**EXTRACTED RECORDS:**

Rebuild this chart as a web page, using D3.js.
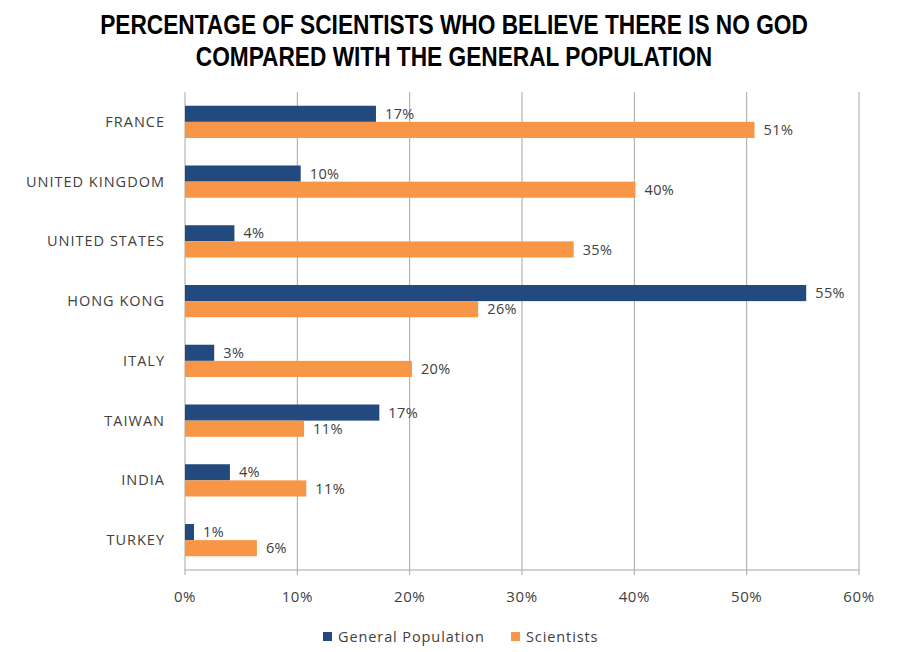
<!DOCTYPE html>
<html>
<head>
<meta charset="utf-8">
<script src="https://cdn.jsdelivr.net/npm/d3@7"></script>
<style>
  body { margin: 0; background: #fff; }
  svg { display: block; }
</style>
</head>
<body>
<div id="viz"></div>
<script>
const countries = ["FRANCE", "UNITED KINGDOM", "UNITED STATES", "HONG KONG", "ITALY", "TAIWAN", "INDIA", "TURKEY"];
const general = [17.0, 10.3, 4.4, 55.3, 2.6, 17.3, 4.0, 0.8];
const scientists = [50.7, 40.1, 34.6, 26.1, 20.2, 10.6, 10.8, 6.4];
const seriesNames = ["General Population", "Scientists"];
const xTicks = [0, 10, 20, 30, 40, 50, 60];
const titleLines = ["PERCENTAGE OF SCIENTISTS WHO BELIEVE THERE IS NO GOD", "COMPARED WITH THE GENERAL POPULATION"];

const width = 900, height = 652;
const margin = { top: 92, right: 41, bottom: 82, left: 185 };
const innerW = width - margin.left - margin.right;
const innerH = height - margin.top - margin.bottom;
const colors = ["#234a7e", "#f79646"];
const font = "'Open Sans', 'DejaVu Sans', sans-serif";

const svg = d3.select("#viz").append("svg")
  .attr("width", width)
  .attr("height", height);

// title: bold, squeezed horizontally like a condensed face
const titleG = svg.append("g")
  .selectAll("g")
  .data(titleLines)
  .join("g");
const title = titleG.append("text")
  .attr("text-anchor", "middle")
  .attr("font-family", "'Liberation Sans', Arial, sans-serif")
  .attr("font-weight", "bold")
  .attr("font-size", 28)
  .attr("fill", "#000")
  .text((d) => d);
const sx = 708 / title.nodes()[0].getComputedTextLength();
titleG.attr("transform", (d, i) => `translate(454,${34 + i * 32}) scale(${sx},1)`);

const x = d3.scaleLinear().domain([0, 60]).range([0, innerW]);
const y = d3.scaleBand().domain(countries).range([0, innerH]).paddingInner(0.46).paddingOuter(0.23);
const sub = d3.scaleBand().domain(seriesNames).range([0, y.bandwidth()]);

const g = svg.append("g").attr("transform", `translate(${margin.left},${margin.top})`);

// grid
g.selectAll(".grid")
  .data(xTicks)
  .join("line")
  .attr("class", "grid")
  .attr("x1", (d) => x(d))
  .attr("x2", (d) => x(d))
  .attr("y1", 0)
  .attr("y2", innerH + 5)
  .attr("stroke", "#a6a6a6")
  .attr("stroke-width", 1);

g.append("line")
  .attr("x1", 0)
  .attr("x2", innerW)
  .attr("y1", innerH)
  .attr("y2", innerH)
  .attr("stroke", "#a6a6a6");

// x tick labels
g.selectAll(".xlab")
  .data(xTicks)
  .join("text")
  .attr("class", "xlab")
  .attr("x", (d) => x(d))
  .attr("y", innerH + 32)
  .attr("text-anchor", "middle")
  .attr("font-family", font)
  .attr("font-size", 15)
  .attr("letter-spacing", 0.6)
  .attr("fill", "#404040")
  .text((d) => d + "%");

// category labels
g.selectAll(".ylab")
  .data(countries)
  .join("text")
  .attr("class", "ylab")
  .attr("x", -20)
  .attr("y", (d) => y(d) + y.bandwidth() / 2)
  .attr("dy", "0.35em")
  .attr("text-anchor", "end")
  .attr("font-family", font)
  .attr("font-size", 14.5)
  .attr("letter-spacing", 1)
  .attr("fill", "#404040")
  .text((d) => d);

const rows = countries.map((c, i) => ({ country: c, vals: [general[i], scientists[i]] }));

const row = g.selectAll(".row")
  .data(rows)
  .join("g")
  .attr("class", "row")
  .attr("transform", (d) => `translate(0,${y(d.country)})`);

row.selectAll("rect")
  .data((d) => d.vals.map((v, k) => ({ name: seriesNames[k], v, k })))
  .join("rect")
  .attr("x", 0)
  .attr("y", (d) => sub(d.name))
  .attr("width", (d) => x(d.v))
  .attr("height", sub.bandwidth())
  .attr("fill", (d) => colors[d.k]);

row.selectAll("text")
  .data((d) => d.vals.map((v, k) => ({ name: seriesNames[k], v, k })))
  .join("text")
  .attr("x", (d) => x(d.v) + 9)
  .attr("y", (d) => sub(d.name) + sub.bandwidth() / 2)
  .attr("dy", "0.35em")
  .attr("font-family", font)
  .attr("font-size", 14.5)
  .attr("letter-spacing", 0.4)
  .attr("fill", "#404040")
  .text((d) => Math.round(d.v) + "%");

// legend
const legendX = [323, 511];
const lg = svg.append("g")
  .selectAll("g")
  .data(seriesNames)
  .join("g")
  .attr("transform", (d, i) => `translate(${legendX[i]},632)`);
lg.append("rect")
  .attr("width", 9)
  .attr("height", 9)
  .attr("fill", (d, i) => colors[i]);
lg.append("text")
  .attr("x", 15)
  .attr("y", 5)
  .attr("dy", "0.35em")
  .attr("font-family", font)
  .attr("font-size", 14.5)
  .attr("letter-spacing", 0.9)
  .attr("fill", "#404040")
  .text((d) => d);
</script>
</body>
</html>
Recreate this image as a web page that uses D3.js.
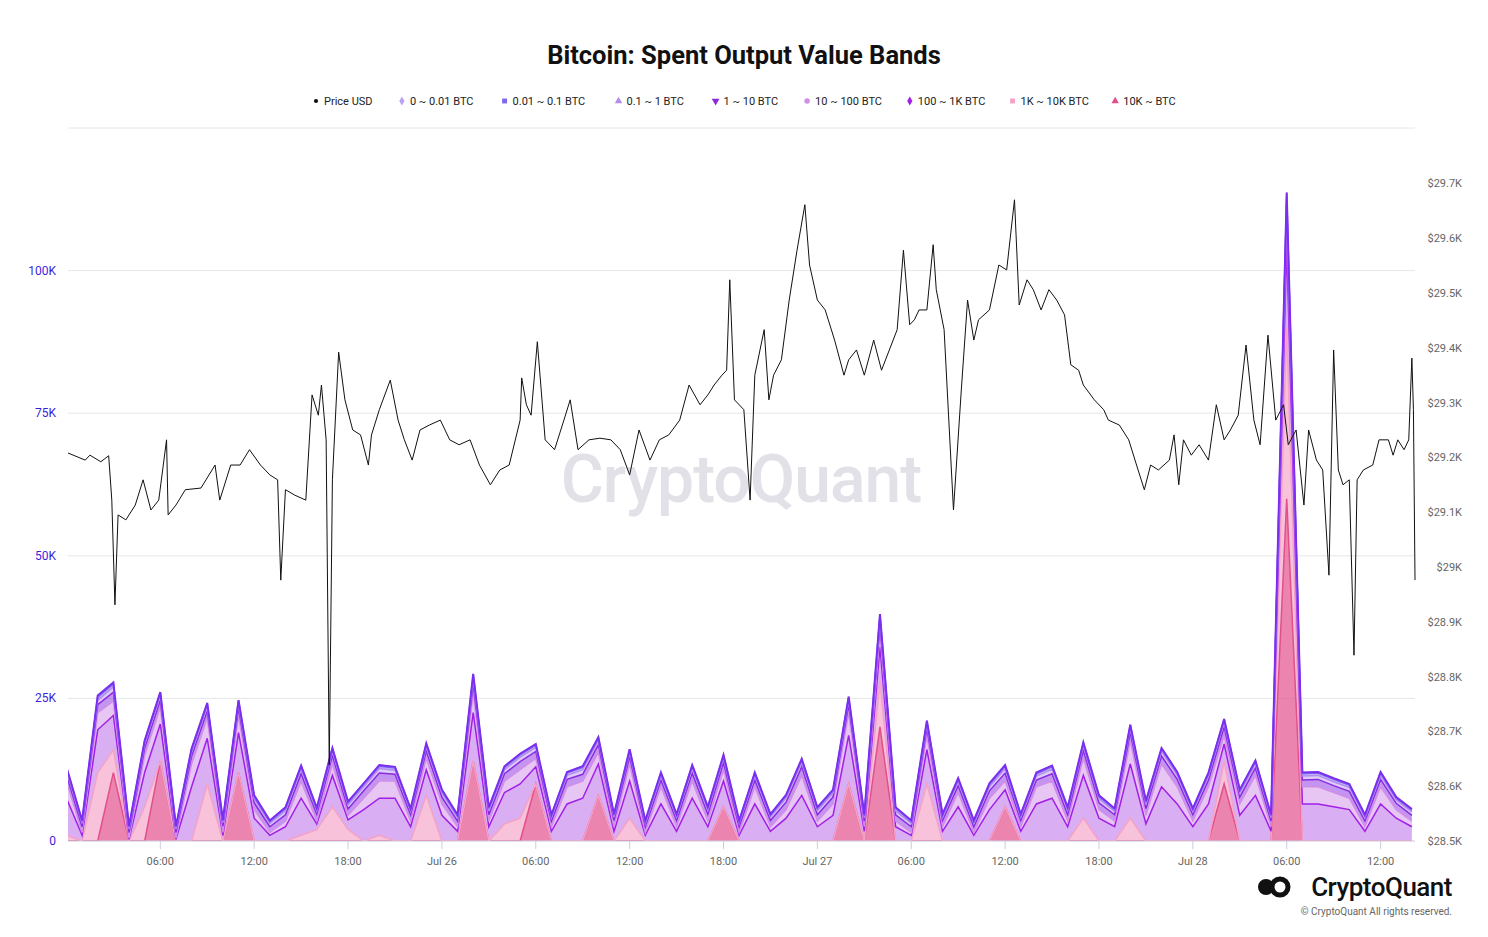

**AIM:**
Set the data above down again exactly as given, with no pictures.

**RESULT:**
Rebuild this chart as a web page, using D3.js.
<!DOCTYPE html>
<html>
<head>
<meta charset="utf-8">
<script src="https://cdn.jsdelivr.net/npm/d3@7"></script>
<style>
  body { margin: 0; background: #fff; }
  svg { display: block; }
</style>
</head>
<body>
<div id="viz"></div>
<script>
const countries = ["FRANCE", "UNITED KINGDOM", "UNITED STATES", "HONG KONG", "ITALY", "TAIWAN", "INDIA", "TURKEY"];
const general = [17.0, 10.3, 4.4, 55.3, 2.6, 17.3, 4.0, 0.8];
const scientists = [50.7, 40.1, 34.6, 26.1, 20.2, 10.6, 10.8, 6.4];
const seriesNames = ["General Population", "Scientists"];
const xTicks = [0, 10, 20, 30, 40, 50, 60];
const titleLines = ["PERCENTAGE OF SCIENTISTS WHO BELIEVE THERE IS NO GOD", "COMPARED WITH THE GENERAL POPULATION"];

const width = 900, height = 652;
const margin = { top: 92, right: 41, bottom: 82, left: 185 };
const innerW = width - margin.left - margin.right;
const innerH = height - margin.top - margin.bottom;
const colors = ["#234a7e", "#f79646"];
const font = "'Open Sans', 'DejaVu Sans', sans-serif";

const svg = d3.select("#viz").append("svg")
  .attr("width", width)
  .attr("height", height);

// title: bold, squeezed horizontally like a condensed face
const titleG = svg.append("g")
  .selectAll("g")
  .data(titleLines)
  .join("g");
const title = titleG.append("text")
  .attr("text-anchor", "middle")
  .attr("font-family", "'Liberation Sans', Arial, sans-serif")
  .attr("font-weight", "bold")
  .attr("font-size", 28)
  .attr("fill", "#000")
  .text((d) => d);
const sx = 708 / title.nodes()[0].getComputedTextLength();
titleG.attr("transform", (d, i) => `translate(454,${34 + i * 32}) scale(${sx},1)`);

const x = d3.scaleLinear().domain([0, 60]).range([0, innerW]);
const y = d3.scaleBand().domain(countries).range([0, innerH]).paddingInner(0.46).paddingOuter(0.23);
const sub = d3.scaleBand().domain(seriesNames).range([0, y.bandwidth()]);

const g = svg.append("g").attr("transform", `translate(${margin.left},${margin.top})`);

// grid
g.selectAll(".grid")
  .data(xTicks)
  .join("line")
  .attr("class", "grid")
  .attr("x1", (d) => x(d))
  .attr("x2", (d) => x(d))
  .attr("y1", 0)
  .attr("y2", innerH + 5)
  .attr("stroke", "#a6a6a6")
  .attr("stroke-width", 1);

g.append("line")
  .attr("x1", 0)
  .attr("x2", innerW)
  .attr("y1", innerH)
  .attr("y2", innerH)
  .attr("stroke", "#a6a6a6");

// x tick labels
g.selectAll(".xlab")
  .data(xTicks)
  .join("text")
  .attr("class", "xlab")
  .attr("x", (d) => x(d))
  .attr("y", innerH + 32)
  .attr("text-anchor", "middle")
  .attr("font-family", font)
  .attr("font-size", 15)
  .attr("letter-spacing", 0.6)
  .attr("fill", "#404040")
  .text((d) => d + "%");

// category labels
g.selectAll(".ylab")
  .data(countries)
  .join("text")
  .attr("class", "ylab")
  .attr("x", -20)
  .attr("y", (d) => y(d) + y.bandwidth() / 2)
  .attr("dy", "0.35em")
  .attr("text-anchor", "end")
  .attr("font-family", font)
  .attr("font-size", 14.5)
  .attr("letter-spacing", 1)
  .attr("fill", "#404040")
  .text((d) => d);

const rows = countries.map((c, i) => ({ country: c, vals: [general[i], scientists[i]] }));

const row = g.selectAll(".row")
  .data(rows)
  .join("g")
  .attr("class", "row")
  .attr("transform", (d) => `translate(0,${y(d.country)})`);

row.selectAll("rect")
  .data((d) => d.vals.map((v, k) => ({ name: seriesNames[k], v, k })))
  .join("rect")
  .attr("x", 0)
  .attr("y", (d) => sub(d.name))
  .attr("width", (d) => x(d.v))
  .attr("height", sub.bandwidth())
  .attr("fill", (d) => colors[d.k]);

row.selectAll("text")
  .data((d) => d.vals.map((v, k) => ({ name: seriesNames[k], v, k })))
  .join("text")
  .attr("x", (d) => x(d.v) + 9)
  .attr("y", (d) => sub(d.name) + sub.bandwidth() / 2)
  .attr("dy", "0.35em")
  .attr("font-family", font)
  .attr("font-size", 14.5)
  .attr("letter-spacing", 0.4)
  .attr("fill", "#404040")
  .text((d) => Math.round(d.v) + "%");

// legend
const legendX = [323, 511];
const lg = svg.append("g")
  .selectAll("g")
  .data(seriesNames)
  .join("g")
  .attr("transform", (d, i) => `translate(${legendX[i]},632)`);
lg.append("rect")
  .attr("width", 9)
  .attr("height", 9)
  .attr("fill", (d, i) => colors[i]);
lg.append("text")
  .attr("x", 15)
  .attr("y", 5)
  .attr("dy", "0.35em")
  .attr("font-family", font)
  .attr("font-size", 14.5)
  .attr("letter-spacing", 0.9)
  .attr("fill", "#404040")
  .text((d) => d);
</script>
</body>
</html>
Recreate this image as a web page that uses D3.js.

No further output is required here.